Aim: Report how many lines in the listing below include the word "this". Write nothing besides the number.
-- START OF Given records --
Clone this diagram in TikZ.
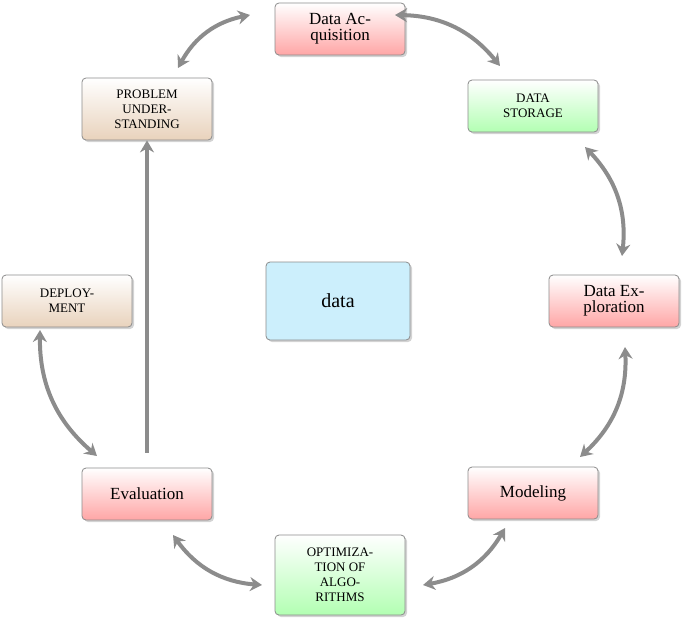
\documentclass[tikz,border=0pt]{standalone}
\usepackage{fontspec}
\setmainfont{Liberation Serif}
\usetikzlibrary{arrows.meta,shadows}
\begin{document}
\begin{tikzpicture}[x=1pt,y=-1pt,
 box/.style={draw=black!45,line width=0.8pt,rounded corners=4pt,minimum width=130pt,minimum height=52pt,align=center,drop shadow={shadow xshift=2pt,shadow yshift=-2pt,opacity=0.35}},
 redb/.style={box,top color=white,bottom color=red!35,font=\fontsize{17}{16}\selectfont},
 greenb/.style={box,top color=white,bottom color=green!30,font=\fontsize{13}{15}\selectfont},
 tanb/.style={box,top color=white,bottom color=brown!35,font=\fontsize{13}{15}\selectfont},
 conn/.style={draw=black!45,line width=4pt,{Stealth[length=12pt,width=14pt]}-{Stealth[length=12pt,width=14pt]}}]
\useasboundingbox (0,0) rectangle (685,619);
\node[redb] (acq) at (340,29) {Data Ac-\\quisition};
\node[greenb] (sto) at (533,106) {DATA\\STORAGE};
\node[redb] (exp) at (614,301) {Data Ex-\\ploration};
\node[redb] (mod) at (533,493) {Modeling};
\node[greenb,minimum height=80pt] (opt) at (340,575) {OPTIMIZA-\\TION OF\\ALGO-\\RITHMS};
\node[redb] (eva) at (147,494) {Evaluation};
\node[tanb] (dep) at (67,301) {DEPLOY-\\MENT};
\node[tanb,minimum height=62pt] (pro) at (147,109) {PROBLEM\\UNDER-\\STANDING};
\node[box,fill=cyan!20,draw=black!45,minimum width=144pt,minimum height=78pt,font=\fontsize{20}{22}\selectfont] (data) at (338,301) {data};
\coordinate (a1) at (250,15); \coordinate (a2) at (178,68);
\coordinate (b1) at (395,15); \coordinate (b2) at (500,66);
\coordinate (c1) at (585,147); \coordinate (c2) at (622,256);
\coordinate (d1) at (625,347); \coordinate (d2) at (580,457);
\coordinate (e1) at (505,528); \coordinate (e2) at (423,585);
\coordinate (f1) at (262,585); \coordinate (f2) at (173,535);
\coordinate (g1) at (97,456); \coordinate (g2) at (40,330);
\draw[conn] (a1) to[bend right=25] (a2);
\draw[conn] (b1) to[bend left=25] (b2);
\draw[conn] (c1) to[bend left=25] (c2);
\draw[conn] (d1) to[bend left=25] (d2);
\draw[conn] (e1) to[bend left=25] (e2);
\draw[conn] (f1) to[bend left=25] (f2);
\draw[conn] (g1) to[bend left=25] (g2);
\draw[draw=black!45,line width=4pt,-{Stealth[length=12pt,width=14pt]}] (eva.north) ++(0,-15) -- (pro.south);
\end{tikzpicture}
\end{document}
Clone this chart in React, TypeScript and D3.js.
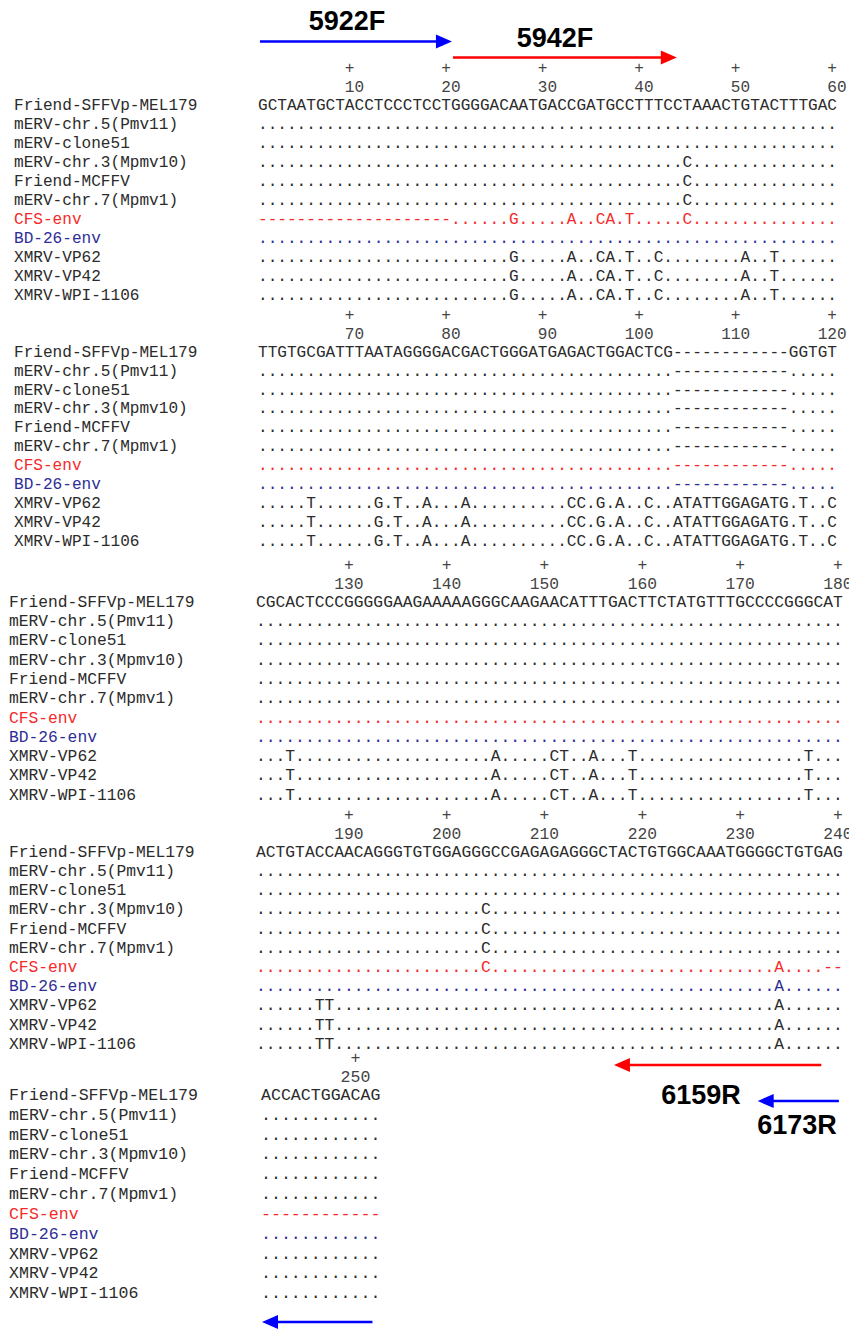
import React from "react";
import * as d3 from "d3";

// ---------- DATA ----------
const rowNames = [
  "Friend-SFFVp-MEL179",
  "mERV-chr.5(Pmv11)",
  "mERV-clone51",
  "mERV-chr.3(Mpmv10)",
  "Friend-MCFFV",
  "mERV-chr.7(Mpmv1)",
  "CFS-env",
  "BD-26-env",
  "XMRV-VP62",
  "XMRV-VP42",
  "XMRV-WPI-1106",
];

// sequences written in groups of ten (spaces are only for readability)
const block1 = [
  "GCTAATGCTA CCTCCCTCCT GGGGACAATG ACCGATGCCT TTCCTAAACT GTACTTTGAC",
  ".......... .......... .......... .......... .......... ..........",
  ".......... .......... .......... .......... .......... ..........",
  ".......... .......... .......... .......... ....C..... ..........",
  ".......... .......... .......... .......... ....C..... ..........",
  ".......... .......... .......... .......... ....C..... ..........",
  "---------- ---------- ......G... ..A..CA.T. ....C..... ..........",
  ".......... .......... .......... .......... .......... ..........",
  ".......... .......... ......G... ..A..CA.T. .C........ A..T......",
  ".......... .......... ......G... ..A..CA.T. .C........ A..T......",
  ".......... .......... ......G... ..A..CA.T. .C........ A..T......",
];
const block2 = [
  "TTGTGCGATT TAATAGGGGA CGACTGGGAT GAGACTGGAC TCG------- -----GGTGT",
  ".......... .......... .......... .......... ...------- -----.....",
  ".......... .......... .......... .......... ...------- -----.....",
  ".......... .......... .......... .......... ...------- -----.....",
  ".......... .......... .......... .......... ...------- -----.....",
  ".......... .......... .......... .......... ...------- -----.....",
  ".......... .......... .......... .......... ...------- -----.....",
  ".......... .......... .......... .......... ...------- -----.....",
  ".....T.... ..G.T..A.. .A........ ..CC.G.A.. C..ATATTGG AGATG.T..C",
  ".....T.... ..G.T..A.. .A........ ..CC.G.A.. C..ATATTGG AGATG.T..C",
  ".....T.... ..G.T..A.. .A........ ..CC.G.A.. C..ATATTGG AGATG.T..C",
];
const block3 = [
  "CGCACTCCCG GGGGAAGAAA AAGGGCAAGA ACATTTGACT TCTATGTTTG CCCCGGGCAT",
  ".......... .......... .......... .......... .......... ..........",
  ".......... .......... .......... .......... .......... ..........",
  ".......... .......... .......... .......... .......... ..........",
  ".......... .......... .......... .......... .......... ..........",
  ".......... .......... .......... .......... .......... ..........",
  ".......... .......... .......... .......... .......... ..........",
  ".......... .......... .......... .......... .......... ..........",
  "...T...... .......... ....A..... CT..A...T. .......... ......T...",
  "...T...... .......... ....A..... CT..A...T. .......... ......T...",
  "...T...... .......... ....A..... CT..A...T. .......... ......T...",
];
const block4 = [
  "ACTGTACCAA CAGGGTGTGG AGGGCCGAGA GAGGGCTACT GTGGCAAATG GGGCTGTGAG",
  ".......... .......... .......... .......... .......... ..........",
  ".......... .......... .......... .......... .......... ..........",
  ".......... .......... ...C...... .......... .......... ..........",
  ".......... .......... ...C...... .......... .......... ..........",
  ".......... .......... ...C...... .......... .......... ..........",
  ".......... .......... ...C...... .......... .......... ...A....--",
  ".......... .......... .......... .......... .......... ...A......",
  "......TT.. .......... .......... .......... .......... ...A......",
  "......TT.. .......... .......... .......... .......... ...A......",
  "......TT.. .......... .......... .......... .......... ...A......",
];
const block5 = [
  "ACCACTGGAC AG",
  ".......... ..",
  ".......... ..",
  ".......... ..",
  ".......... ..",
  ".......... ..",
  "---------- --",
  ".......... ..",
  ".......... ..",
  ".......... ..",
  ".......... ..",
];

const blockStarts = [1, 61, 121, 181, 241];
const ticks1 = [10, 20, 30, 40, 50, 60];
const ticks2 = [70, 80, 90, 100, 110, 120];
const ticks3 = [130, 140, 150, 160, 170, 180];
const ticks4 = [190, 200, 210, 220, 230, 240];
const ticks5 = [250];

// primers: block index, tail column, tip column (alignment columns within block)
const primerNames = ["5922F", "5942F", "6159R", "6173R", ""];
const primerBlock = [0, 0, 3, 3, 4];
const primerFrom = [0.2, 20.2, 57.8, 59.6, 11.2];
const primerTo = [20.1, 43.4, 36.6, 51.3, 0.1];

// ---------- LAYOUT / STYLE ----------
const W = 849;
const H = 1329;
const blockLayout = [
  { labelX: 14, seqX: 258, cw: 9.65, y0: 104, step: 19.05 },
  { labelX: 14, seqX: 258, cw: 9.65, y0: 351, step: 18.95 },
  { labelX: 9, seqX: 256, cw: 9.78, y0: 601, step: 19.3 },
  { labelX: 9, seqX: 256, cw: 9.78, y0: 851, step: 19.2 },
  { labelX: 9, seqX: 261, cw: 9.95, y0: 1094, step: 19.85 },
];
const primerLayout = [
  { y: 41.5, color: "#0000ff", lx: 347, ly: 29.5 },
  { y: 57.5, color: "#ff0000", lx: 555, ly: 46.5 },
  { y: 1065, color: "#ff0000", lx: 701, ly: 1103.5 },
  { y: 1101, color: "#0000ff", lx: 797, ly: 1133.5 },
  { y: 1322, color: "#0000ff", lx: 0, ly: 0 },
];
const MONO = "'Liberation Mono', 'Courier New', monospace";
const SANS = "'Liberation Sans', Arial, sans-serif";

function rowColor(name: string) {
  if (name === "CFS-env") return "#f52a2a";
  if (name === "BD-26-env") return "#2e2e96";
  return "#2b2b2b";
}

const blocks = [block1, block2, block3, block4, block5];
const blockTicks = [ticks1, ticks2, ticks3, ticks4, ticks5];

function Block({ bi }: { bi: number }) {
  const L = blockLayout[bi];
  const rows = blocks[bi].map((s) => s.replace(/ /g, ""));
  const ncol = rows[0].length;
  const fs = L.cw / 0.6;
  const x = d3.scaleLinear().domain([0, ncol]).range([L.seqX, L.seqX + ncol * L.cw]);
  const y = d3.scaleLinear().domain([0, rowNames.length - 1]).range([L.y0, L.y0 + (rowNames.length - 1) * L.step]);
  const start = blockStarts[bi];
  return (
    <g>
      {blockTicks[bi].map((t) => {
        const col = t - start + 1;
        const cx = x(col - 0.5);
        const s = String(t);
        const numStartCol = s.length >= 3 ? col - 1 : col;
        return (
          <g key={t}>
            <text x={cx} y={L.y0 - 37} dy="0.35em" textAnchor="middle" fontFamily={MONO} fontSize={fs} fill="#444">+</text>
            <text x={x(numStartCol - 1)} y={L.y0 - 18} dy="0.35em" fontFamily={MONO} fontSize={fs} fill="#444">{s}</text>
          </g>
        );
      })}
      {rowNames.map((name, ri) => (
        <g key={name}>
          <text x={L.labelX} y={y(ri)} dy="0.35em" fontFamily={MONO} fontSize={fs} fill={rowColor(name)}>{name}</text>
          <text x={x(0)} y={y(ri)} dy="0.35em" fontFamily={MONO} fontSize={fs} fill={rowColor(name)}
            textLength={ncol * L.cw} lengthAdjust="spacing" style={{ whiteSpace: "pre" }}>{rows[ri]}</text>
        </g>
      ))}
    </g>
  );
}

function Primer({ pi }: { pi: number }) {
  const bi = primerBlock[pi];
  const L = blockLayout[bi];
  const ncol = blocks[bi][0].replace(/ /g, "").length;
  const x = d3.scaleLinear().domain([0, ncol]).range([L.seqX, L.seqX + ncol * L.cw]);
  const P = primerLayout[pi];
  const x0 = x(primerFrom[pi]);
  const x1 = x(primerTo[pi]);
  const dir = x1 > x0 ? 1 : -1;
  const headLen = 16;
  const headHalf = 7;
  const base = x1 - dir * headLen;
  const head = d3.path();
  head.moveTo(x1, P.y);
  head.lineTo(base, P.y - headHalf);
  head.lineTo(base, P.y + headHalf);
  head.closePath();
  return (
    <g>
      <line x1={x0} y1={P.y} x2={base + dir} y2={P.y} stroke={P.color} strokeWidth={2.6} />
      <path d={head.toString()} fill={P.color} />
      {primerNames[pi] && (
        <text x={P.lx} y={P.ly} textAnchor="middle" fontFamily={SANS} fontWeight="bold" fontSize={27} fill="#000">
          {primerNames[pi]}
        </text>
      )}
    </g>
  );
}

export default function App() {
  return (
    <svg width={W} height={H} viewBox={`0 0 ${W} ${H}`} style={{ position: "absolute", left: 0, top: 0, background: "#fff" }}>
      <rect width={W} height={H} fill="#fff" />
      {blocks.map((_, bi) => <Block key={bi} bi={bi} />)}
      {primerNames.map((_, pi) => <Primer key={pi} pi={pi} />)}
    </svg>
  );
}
-- END OF Given records --
Problem solution: 2